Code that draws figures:
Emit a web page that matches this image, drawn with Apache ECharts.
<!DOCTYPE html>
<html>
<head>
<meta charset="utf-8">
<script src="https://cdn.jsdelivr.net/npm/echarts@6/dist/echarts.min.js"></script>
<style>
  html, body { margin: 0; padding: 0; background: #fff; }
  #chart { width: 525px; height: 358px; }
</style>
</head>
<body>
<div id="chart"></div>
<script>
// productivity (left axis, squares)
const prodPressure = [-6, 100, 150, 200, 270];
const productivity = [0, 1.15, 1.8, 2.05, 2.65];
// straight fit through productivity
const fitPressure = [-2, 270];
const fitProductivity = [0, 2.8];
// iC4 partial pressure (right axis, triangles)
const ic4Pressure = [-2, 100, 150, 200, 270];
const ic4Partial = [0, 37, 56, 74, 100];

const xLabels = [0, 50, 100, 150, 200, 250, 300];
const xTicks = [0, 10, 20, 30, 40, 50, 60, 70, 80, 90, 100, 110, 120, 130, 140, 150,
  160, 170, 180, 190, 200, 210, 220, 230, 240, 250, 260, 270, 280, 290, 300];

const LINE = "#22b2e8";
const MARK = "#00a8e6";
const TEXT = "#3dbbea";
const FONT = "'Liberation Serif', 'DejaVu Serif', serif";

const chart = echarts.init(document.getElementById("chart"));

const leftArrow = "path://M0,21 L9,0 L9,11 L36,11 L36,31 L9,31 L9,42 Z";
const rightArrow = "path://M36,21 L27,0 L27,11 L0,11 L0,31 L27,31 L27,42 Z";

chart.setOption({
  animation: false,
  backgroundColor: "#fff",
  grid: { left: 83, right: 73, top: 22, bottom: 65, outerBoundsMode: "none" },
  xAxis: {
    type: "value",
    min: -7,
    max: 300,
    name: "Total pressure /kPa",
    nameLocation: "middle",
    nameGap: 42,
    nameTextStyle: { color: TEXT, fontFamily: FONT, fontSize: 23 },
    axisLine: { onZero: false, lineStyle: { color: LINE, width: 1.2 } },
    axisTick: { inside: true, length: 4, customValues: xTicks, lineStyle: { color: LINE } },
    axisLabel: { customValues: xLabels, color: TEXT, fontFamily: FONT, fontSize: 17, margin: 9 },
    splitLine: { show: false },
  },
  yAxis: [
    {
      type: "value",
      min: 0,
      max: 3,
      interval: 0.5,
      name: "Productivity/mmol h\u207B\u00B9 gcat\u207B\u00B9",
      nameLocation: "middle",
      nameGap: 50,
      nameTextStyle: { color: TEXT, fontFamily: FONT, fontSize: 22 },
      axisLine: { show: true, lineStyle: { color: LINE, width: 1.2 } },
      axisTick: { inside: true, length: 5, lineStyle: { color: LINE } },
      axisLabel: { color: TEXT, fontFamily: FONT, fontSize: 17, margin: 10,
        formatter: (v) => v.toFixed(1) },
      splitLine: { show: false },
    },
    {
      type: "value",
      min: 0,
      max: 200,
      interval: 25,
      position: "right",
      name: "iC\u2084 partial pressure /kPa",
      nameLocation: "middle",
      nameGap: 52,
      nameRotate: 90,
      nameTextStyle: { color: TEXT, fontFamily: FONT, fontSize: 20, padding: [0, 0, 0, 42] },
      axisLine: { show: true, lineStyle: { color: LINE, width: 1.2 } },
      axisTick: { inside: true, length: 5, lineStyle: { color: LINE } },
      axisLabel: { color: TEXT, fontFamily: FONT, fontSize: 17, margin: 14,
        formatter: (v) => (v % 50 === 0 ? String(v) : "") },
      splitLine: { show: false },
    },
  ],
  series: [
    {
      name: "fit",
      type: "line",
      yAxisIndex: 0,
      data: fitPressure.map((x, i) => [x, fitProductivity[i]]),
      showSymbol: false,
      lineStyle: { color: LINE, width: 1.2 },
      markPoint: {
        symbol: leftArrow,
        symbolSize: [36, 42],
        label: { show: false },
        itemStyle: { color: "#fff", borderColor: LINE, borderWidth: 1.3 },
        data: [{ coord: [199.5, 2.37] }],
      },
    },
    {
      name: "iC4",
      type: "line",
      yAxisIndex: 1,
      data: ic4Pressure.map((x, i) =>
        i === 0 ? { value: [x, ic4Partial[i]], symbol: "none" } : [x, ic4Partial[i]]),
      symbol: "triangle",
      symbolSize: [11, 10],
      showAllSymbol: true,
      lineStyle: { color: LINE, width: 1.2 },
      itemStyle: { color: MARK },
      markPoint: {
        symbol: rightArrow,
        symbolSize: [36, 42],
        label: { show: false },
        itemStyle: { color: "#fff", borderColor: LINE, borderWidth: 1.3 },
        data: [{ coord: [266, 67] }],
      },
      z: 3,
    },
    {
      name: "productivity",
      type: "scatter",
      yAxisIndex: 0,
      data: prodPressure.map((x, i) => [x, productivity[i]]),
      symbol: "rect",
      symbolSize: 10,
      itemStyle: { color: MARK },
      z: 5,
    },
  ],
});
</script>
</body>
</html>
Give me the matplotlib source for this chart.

==

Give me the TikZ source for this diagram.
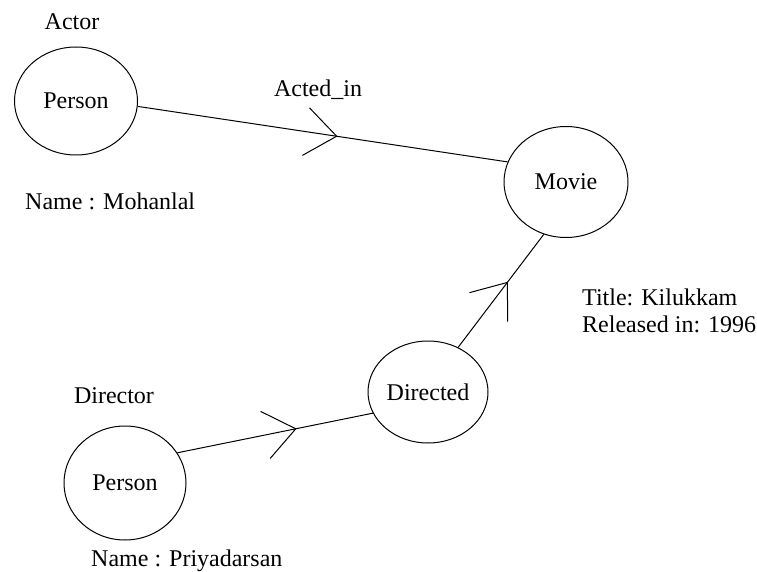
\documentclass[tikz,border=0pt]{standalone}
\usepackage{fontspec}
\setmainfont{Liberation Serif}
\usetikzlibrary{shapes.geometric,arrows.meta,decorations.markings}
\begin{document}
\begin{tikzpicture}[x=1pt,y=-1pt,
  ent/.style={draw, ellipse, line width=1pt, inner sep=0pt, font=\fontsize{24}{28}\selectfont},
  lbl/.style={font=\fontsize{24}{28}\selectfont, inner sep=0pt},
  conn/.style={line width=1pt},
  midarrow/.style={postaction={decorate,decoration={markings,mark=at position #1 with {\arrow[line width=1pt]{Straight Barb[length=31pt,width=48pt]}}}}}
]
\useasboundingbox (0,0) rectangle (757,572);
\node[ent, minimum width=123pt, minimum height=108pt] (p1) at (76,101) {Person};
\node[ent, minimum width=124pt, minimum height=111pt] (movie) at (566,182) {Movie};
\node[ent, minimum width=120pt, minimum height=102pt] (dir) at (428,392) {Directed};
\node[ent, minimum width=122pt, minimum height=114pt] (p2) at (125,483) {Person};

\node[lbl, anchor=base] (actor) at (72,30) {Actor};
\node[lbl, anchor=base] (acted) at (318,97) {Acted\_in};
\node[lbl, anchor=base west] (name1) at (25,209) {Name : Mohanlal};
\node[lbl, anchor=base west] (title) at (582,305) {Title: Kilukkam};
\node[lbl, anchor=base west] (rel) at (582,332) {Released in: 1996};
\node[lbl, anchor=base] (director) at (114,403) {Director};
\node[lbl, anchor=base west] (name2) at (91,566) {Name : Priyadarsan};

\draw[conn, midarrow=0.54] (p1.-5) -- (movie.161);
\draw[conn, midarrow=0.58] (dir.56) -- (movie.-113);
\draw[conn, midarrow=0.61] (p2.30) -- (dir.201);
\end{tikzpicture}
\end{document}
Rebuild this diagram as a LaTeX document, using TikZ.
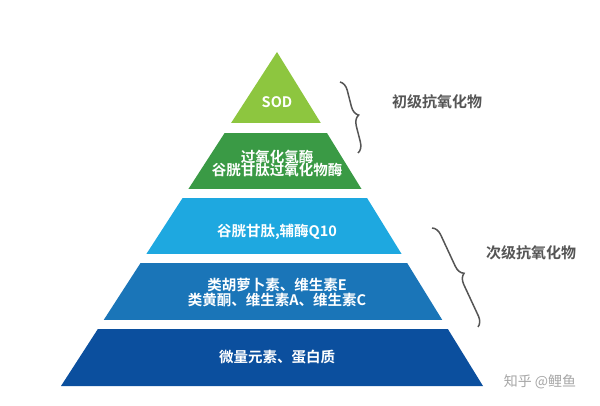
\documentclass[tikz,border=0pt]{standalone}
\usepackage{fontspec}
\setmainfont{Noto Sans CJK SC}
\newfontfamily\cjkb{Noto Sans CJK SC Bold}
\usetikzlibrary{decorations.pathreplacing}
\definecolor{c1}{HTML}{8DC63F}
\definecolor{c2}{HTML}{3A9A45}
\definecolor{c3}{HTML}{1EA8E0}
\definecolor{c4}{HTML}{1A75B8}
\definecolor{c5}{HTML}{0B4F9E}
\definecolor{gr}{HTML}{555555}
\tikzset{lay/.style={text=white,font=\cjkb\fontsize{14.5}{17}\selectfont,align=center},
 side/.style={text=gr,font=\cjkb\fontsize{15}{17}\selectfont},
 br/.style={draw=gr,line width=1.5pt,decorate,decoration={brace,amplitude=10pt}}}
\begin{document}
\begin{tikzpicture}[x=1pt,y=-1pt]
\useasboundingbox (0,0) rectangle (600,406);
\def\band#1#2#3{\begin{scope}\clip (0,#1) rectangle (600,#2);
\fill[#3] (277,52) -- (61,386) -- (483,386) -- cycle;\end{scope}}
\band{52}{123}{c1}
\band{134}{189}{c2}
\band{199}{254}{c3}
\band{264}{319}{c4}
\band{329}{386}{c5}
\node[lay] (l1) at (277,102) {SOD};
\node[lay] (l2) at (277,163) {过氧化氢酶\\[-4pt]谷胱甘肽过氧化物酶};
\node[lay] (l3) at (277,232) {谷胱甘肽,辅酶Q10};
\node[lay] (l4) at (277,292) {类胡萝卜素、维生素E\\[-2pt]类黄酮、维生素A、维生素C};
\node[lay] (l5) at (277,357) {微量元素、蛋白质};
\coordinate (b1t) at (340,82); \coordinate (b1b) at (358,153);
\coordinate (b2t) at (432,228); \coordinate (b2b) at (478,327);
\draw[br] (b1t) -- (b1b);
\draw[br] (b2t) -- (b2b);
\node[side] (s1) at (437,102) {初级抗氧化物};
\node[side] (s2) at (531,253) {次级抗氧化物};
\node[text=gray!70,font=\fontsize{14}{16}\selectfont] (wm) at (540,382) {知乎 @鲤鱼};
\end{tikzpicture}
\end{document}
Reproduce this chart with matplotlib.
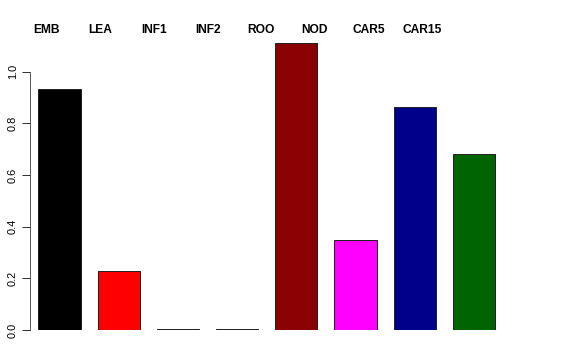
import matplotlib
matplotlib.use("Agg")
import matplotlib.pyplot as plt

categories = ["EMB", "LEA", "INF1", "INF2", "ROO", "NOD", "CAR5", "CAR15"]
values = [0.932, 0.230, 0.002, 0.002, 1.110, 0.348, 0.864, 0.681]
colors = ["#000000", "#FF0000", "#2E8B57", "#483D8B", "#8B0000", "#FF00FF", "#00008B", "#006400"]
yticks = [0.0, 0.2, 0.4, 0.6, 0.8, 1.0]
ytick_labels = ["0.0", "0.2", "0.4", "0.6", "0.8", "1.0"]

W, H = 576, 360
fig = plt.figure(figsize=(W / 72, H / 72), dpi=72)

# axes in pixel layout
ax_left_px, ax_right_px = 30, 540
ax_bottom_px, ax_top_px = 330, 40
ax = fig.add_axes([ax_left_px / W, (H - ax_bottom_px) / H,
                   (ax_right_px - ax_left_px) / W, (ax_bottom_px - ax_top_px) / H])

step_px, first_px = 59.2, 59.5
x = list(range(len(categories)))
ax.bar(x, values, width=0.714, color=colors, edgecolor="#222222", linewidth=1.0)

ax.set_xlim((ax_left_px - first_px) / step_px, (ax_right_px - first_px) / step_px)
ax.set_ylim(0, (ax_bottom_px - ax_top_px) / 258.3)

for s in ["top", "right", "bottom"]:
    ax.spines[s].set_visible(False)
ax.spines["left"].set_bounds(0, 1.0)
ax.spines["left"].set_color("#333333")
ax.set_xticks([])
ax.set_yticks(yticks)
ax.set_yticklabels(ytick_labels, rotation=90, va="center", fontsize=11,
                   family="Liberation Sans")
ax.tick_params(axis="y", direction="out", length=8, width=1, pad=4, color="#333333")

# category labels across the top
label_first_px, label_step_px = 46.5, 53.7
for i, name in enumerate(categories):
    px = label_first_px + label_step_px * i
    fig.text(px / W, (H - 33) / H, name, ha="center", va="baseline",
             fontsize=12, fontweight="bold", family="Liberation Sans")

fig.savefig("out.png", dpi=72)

...

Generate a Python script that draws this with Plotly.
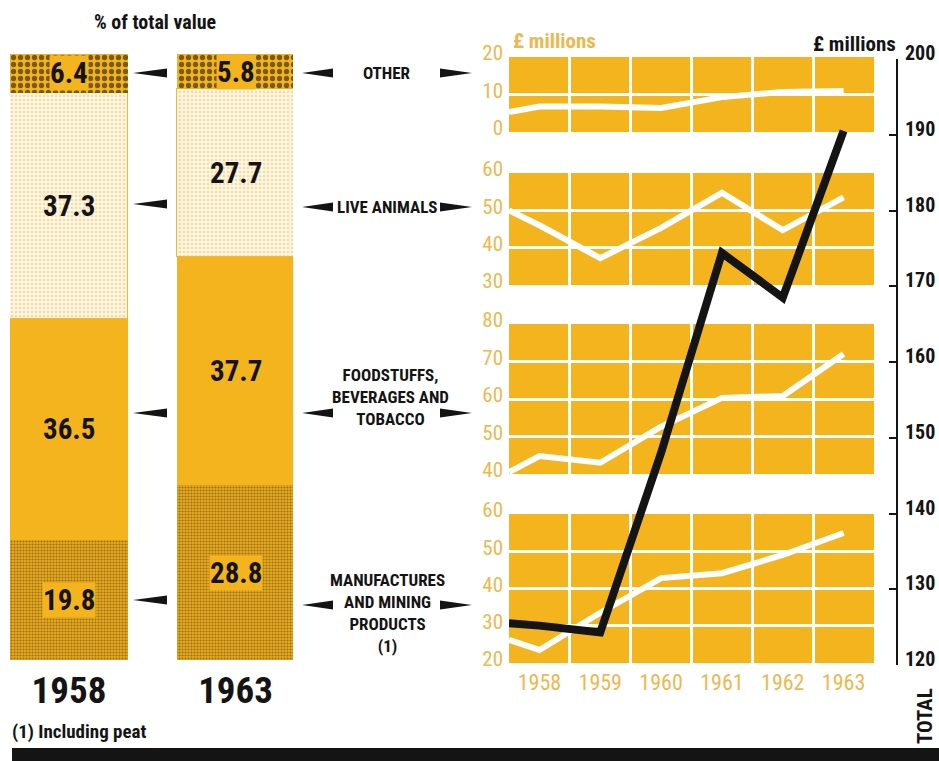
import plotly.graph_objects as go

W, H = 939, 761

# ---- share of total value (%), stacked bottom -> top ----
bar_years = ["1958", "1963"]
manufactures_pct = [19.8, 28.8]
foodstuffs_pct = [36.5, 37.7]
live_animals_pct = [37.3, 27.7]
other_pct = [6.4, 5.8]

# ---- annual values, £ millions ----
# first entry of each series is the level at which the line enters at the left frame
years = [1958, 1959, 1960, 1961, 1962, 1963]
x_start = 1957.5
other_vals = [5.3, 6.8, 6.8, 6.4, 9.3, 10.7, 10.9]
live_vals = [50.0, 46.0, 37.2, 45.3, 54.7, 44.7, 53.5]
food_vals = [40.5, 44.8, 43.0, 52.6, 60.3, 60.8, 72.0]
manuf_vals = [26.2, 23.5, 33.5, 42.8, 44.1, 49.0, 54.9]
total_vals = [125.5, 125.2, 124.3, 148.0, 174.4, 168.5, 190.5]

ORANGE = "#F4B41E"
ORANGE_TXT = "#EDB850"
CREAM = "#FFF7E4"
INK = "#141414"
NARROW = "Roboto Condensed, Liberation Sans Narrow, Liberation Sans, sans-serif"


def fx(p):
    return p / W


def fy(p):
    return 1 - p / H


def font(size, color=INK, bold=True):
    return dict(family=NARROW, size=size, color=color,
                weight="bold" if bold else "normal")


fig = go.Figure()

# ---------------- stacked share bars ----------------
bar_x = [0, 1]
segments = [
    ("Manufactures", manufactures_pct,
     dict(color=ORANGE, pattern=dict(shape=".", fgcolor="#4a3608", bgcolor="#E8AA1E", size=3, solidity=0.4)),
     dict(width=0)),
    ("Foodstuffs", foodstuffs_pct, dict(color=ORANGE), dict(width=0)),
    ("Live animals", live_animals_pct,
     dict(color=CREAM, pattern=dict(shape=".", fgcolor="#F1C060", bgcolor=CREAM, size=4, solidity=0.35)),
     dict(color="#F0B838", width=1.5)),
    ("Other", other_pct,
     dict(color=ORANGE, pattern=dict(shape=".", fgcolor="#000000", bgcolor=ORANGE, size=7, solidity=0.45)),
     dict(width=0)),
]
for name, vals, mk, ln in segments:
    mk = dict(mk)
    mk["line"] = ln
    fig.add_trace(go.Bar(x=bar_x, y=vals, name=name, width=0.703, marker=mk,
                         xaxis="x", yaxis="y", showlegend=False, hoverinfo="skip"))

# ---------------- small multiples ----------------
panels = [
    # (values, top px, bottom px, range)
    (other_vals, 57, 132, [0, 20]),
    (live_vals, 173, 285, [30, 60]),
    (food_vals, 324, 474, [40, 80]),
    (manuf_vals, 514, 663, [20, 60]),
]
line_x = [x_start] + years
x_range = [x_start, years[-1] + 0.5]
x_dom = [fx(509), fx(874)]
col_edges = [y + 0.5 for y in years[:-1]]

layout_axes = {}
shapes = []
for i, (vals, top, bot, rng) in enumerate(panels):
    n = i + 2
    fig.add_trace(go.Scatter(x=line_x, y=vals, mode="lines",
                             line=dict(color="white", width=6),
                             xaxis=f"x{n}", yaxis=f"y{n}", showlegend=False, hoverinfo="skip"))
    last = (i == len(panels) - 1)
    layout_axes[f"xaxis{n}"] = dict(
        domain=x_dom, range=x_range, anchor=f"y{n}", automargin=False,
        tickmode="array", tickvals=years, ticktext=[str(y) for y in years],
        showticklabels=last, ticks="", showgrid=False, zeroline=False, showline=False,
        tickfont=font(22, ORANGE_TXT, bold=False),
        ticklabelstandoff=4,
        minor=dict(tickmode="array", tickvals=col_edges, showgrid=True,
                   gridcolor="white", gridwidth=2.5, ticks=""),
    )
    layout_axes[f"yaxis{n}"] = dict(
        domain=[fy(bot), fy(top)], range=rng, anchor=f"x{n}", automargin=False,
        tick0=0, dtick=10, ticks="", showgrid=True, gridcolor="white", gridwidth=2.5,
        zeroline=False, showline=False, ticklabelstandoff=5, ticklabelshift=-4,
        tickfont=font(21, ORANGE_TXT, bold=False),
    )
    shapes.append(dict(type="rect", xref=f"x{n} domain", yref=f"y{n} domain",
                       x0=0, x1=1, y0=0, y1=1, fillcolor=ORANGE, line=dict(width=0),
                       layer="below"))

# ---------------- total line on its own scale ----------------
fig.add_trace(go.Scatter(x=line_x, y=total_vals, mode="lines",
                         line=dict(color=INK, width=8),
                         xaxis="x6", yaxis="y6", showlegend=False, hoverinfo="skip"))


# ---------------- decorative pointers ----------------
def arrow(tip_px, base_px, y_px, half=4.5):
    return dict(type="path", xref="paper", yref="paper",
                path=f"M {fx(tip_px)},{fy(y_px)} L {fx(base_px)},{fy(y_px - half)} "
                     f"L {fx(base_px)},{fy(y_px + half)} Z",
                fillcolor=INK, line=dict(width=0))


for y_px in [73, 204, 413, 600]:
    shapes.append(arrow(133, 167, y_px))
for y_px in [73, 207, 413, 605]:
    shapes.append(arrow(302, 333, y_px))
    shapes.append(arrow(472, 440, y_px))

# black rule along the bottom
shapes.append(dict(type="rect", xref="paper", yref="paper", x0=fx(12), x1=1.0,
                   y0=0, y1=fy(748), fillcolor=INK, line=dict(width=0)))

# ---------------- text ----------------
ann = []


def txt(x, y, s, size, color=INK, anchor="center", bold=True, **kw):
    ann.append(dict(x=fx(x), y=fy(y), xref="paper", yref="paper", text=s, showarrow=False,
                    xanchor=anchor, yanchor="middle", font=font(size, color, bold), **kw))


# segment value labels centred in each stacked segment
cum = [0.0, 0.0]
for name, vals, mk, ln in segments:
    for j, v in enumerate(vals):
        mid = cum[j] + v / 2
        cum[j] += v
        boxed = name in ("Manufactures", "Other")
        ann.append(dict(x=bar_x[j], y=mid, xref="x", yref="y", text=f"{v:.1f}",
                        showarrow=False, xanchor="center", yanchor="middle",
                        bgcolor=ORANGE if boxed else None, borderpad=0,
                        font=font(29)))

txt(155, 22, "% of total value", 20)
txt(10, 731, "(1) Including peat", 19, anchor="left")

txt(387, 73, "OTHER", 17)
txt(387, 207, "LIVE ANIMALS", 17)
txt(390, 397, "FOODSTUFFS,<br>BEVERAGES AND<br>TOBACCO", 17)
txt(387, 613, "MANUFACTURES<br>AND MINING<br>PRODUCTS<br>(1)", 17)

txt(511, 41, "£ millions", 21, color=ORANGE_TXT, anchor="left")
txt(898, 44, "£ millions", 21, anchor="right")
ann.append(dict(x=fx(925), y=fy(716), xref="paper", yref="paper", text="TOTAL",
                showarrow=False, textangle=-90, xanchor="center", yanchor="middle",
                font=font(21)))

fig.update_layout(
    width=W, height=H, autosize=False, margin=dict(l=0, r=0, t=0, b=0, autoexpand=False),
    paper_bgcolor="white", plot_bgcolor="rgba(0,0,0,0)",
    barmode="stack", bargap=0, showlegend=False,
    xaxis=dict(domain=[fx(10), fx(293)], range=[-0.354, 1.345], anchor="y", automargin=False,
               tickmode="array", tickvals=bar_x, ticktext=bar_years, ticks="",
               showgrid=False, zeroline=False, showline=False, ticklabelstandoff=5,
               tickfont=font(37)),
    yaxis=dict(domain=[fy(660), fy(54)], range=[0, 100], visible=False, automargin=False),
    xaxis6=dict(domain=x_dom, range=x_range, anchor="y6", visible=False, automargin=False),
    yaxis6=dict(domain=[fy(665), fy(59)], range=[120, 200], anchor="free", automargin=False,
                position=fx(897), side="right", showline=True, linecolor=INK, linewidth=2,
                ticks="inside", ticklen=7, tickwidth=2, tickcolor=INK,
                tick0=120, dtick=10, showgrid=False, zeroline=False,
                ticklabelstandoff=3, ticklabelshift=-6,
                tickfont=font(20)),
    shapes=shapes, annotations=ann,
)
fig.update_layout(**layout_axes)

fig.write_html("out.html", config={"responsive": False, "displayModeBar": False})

REQUIRED TASK: Word for word, restate the lines beginning with the one that has "Generate a Python" and ending with the one that has "W, H = 939, 761". Keep both ends and skip any pictures.

THE COMPLETED TASK:
Generate a Python script that draws this with Plotly.
import plotly.graph_objects as go

W, H = 939, 761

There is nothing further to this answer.